Freitag, 23. Dezember 2011

Ist so kalt der Winter

Inspirierte Harmonie: Die argentinische Cellistin Sol Gabetta und die Cappella Gabetta im Stuttgarter Beethovensaal

Stuttgart - Da klapperten einem beinahe die Zähne: So klirrend kalt und scharfkantig, wie ihn die Cappella Gabetta spielte, hat man den Beginn von Vivaldis „Winter“ aus den „Vier Jahreszeiten“ wohl noch nie gehört. Und auch nicht so extrem leise beginnend und dann bedrohlich immer wieder an- und abschwellend, dass einem eisiger Wind vom Podium entgegen zu blasen schien.

Klangexperimente gab es viele zu hören an diesem Abend im gut gefüllten Beethovensaal der Stuttgarter Liederhalle, an dem sich die Cellistin Sol Gabetta gemeinsam mit dem nur 14-köpfigen Alte-Musik-Ensemble Virtuosenmusik und Concerti grossi italienischer Barockmeister widmete.

Vivaldis „Winter“ klang frisch und aufregend, keine Spur von trägem Ohrwurmdasein. Nicht nur, weil es exzellent und fantasiereich musiziert war, sondern sicher auch, weil es eine Bearbeitung für Cello war, die das Original für Violine kräftig eindunkelte.

Originalwerke für Cello gab es aber natürlich auch zu hören, darunter eine Rarität: ein Konzert von Giovanni Benedetto Platti, das sich vor allem durch eine gezähmtere Virtuosität von denen Vivaldis unterschied. Kurios die Anmerkung im Programmheft, es handele sich hier um die „Welterstaufführung in der Neuzeit“, als gehöre Platti, geboren 1697, noch dem Mittelalter an.

Vor allem aber in zwei Cellokonzerten Vivaldis bewies Sol Gabetta, dass sie, die Vielseitige, auch dem Barock überraschende Klangergebnisse entlocken kann: Faszinierend, wie sich die 30-Jährige mit wild fliegender Mähne und Barockbogen durch rasende Läufe arbeitete und sie mit einem derart trockenen Staccato-Sound versah, dass diese mehr perkussiv-geräuschhaft zu Gehör kamen denn als eine Kette unterschiedlicher Töne. Kein Schönklang-Barock, aber ein äußerst elektrifizierender. Im Kontrast zu den extrovertierten Experimenten in den Außensätzen gestaltete die schöne Argentinierin die langsamen Mittelsätze als völlig verinnerlichte Meditationen - und das mit einer geradezu improvisatorisch anmutenden Tempofreiheit.

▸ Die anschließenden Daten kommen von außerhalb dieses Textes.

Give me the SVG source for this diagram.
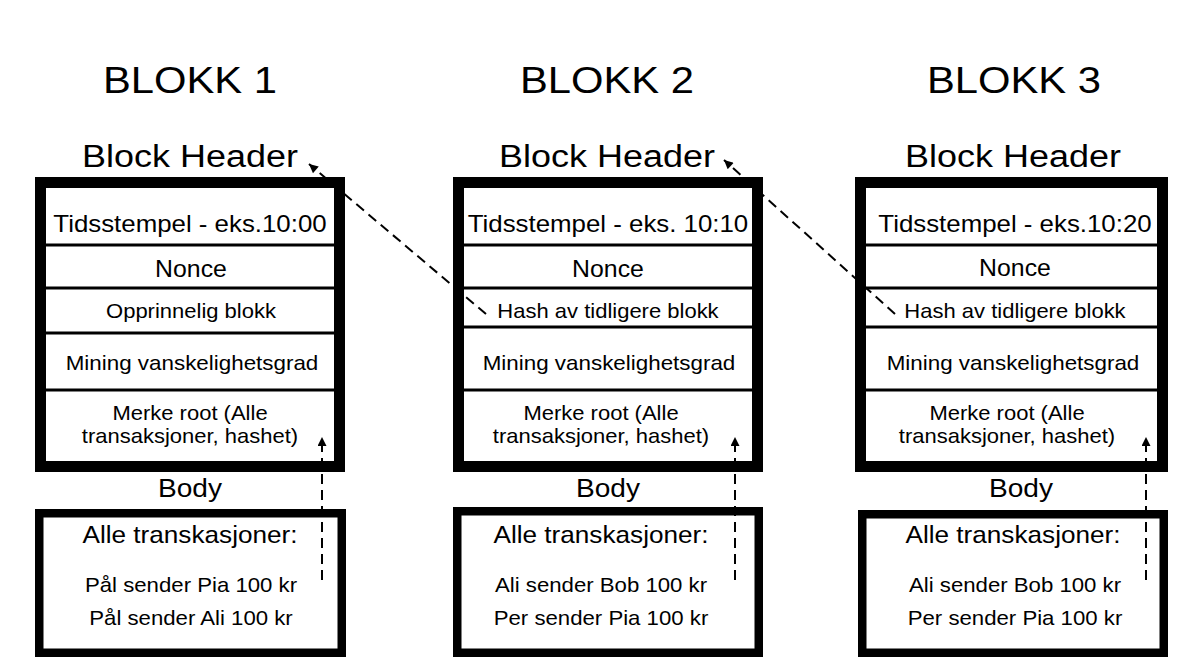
<svg xmlns="http://www.w3.org/2000/svg" width="1200" height="668" viewBox="0 0 1200 668">
<style>
text{font-family:"Liberation Sans",Arial,sans-serif;fill:#000;text-anchor:middle}
.t1{font-size:36px}
.t2{font-size:31px}
.t3{font-size:23.5px}
.t4{font-size:23px}
.t5{font-size:20px}
.t6{font-size:26px}
.t7{font-size:24px}
.hdr{fill:#fff;stroke:#000;stroke-width:11}
.bdy{fill:#fff;stroke:#000;stroke-width:8.5}
.div{stroke:#000;stroke-width:3}
.con{fill:none;stroke:#000;stroke-width:2;stroke-dasharray:10 6}
</style>
<defs>
<marker id="ah" viewBox="0 0 10 10" refX="10" refY="5" markerWidth="11" markerHeight="9" markerUnits="userSpaceOnUse" orient="auto">
<path d="M0,0 L10,5 L0,10 z" fill="#000"/>
</marker>
</defs>
<rect width="1200" height="668" fill="#fff"/>

<g id="title1"><text class="t1" transform="translate(190 93) scale(1.16 1)">BLOKK 1</text></g>
<g id="title2"><text class="t1" transform="translate(607 93) scale(1.16 1)">BLOKK 2</text></g>
<g id="title3"><text class="t1" transform="translate(1014 93) scale(1.16 1)">BLOKK 3</text></g>

<g id="block1-header">
<text class="t2" transform="translate(190 167) scale(1.16 1)">Block Header</text>
<rect class="hdr" x="40.5" y="182.5" width="299" height="284"/>
<line class="div" x1="46" y1="245" x2="335" y2="245"/>
<line class="div" x1="46" y1="288" x2="335" y2="288"/>
<line class="div" x1="46" y1="333" x2="335" y2="333"/>
<line class="div" x1="46" y1="390" x2="335" y2="390"/>
<text class="t3" transform="translate(190 232) scale(1.1 1)">Tidsstempel - eks.10:00</text>
<text class="t4" transform="translate(191 277) scale(1.08 1)">Nonce</text>
<text class="t5" transform="translate(191 318) scale(1.1 1)">Opprinnelig blokk</text>
<text class="t5" transform="translate(192 370) scale(1.12 1)">Mining vanskelighetsgrad</text>
<text class="t5" transform="translate(190 420) scale(1.1 1)">Merke root (Alle</text>
<text class="t5" transform="translate(190 443) scale(1.1 1)">transaksjoner, hashet)</text>
</g>
<g id="block1-body">
<text class="t6" transform="translate(190 497) scale(1.08 1)">Body</text>
<rect class="bdy" x="39.25" y="513.25" width="302.5" height="139.5"/>
<text class="t7" transform="translate(190 543) scale(1.09 1)">Alle transkasjoner:</text>
<text class="t5" transform="translate(191 592) scale(1.11 1)">Pål sender Pia 100 kr</text>
<text class="t5" transform="translate(191 625) scale(1.11 1)">Pål sender Ali 100 kr</text>
</g>

<g id="block2-header">
<text class="t2" transform="translate(607 167) scale(1.16 1)">Block Header</text>
<rect class="hdr" x="458.5" y="182.5" width="299" height="284"/>
<line class="div" x1="463" y1="245" x2="752" y2="245"/>
<line class="div" x1="463" y1="288" x2="752" y2="288"/>
<line class="div" x1="463" y1="327" x2="752" y2="327"/>
<line class="div" x1="463" y1="390" x2="752" y2="390"/>
<text class="t3" transform="translate(608 232) scale(1.1 1)">Tidsstempel - eks. 10:10</text>
<text class="t4" transform="translate(608 277) scale(1.08 1)">Nonce</text>
<text class="t5" transform="translate(608 318) scale(1.1 1)">Hash av tidligere blokk</text>
<text class="t5" transform="translate(609 370) scale(1.12 1)">Mining vanskelighetsgrad</text>
<text class="t5" transform="translate(601 420) scale(1.1 1)">Merke root (Alle</text>
<text class="t5" transform="translate(601 443) scale(1.1 1)">transaksjoner, hashet)</text>
</g>
<g id="block2-body">
<text class="t6" transform="translate(608 497) scale(1.08 1)">Body</text>
<rect class="bdy" x="457.25" y="511.25" width="301.5" height="141.5"/>
<text class="t7" transform="translate(601 543) scale(1.09 1)">Alle transkasjoner:</text>
<text class="t5" transform="translate(601 592) scale(1.11 1)">Ali sender Bob 100 kr</text>
<text class="t5" transform="translate(601 625) scale(1.11 1)">Per sender Pia 100 kr</text>
</g>

<g id="block3-header">
<text class="t2" transform="translate(1013 167) scale(1.16 1)">Block Header</text>
<rect class="hdr" x="860.5" y="182.5" width="302" height="284"/>
<line class="div" x1="866" y1="245" x2="1157" y2="245"/>
<line class="div" x1="866" y1="288" x2="1157" y2="288"/>
<line class="div" x1="866" y1="327" x2="1157" y2="327"/>
<line class="div" x1="866" y1="390" x2="1157" y2="390"/>
<text class="t3" transform="translate(1015 232) scale(1.1 1)">Tidsstempel - eks.10:20</text>
<text class="t4" transform="translate(1015 276) scale(1.08 1)">Nonce</text>
<text class="t5" transform="translate(1015 318) scale(1.1 1)">Hash av tidligere blokk</text>
<text class="t5" transform="translate(1013 370) scale(1.12 1)">Mining vanskelighetsgrad</text>
<text class="t5" transform="translate(1007 420) scale(1.1 1)">Merke root (Alle</text>
<text class="t5" transform="translate(1007 443) scale(1.1 1)">transaksjoner, hashet)</text>
</g>
<g id="block3-body">
<text class="t6" transform="translate(1021 497) scale(1.08 1)">Body</text>
<rect class="bdy" x="862.25" y="514.25" width="301.5" height="138.5"/>
<text class="t7" transform="translate(1013 543) scale(1.09 1)">Alle transkasjoner:</text>
<text class="t5" transform="translate(1015 592) scale(1.11 1)">Ali sender Bob 100 kr</text>
<text class="t5" transform="translate(1015 625) scale(1.11 1)">Per sender Pia 100 kr</text>
</g>

<g id="connectors">
<line class="con" x1="322" y1="580" x2="322" y2="437" marker-end="url(#ah)"/>
<line class="con" x1="735" y1="580" x2="735" y2="437" marker-end="url(#ah)"/>
<line class="con" x1="1146" y1="580" x2="1146" y2="437" marker-end="url(#ah)"/>
<line class="con" x1="486" y1="314" x2="309" y2="164" marker-end="url(#ah)"/>
<line class="con" x1="895" y1="314" x2="724" y2="160" marker-end="url(#ah)"/>
</g>
</svg>
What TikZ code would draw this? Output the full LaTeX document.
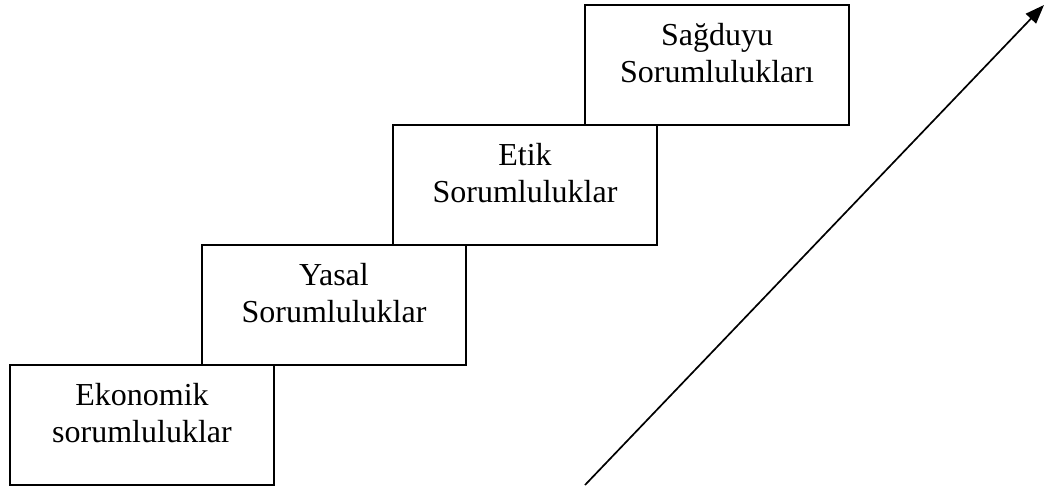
\documentclass[tikz,border=0pt]{standalone}
\usepackage{fontspec}
\setmainfont{Liberation Serif}
\usetikzlibrary{arrows.meta}
\begin{document}
\begin{tikzpicture}[x=1pt,y=-1pt,
  stepbox/.style={draw=black, line width=1.7pt, minimum width=264pt, minimum height=120pt, inner sep=0pt},
  linetext/.style={anchor=base, inner sep=0pt, font=\fontsize{32}{36.8}\selectfont},
  rise/.style={draw=black, line width=1.7pt, -{Triangle[length=19pt,width=14pt]}}]
  \useasboundingbox (0,0) rectangle (1047,488);
  % staircase of responsibility levels
  \node[stepbox] (b1) at (142,425) {};
  \node[stepbox] (b2) at (334,305) {};
  \node[stepbox] (b3) at (525,185) {};
  \node[stepbox] (b4) at (717,65) {};
  % two lines of text per step
  \node[linetext] (b1a) at ([yshift=-41.5pt]b1.north) {Ekonomik};
  \node[linetext] (b1b) at ([yshift=-78pt]b1.north) {sorumluluklar};
  \node[linetext] (b2a) at ([yshift=-41.5pt]b2.north) {Yasal};
  \node[linetext] (b2b) at ([yshift=-78pt]b2.north) {Sorumluluklar};
  \node[linetext] (b3a) at ([yshift=-41.5pt]b3.north) {Etik};
  \node[linetext] (b3b) at ([yshift=-78pt]b3.north) {Sorumluluklar};
  \node[linetext] (b4a) at ([yshift=-41.5pt]b4.north) {Sağduyu};
  \node[linetext] (b4b) at ([yshift=-78pt]b4.north) {Sorumlulukları};
  % rising arrow
  \coordinate (a0) at (585,485);
  \coordinate (a1) at (1044,5);
  \draw[rise] (a0) -- (a1);
\end{tikzpicture}
\end{document}
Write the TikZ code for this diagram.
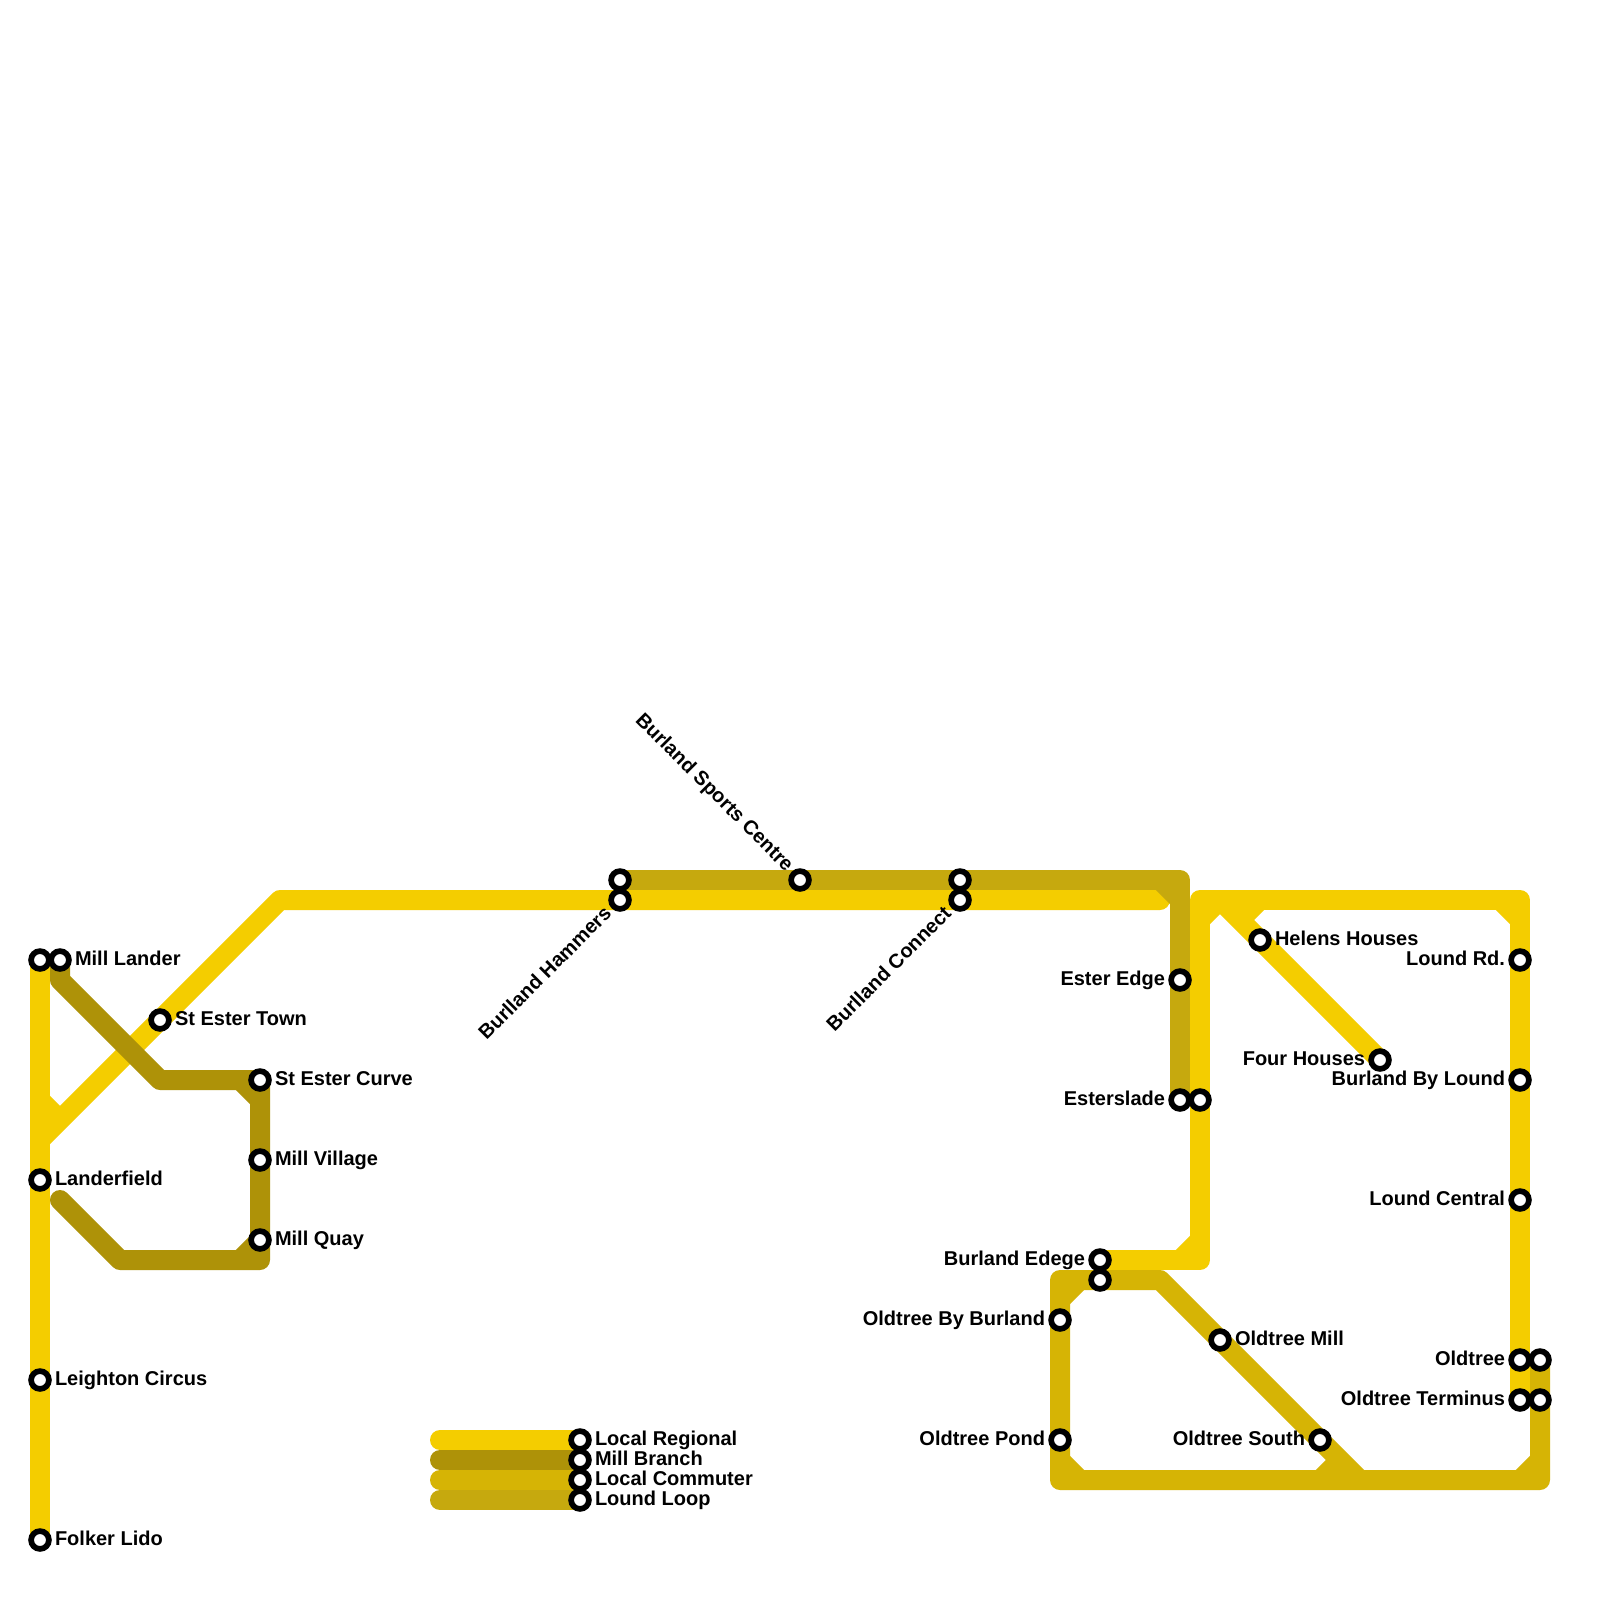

Die Cappella Gabetta, die von Sols Bruder Andrés als Konzermeister geleitet wird, ging die agogischen Freiheiten geschmeidig und flexibel mit und bewies dann auch „solistisch“ ihre besondere Klasse. Dass dieses Ensemble erst im letzten Jahr gegründet wurde, mag man gar nicht glauben, so inspiriert und kommunikativ ist das Zusammenspiel der Musiker. Nicht nur Corellis Concerto grosso „Fatto per la notte di natale“ bezauberte und erwärmte durch delikat herausgearbeitete harmonische Farbspiele, durch eine emotional durchgeformte Mehrstimmigkeit und Dynamik, die mit Extremen zu überraschen weiß, die oft genug den kaum hörbaren Bereich berühren. Man würde das Konzert gerne noch einmal in einer akustisch angemesseneren Umgebung als dem Beethovensaal hören, der für diese kleine Besetzung sowie für Barockbögen, Cembalo und Gitarre viel zu groß ist.

Rezension für die Eßlinger Zeitung und die Stuttgarter Nachrichten vom 23.12.2011. Das Konzert war am 21.12.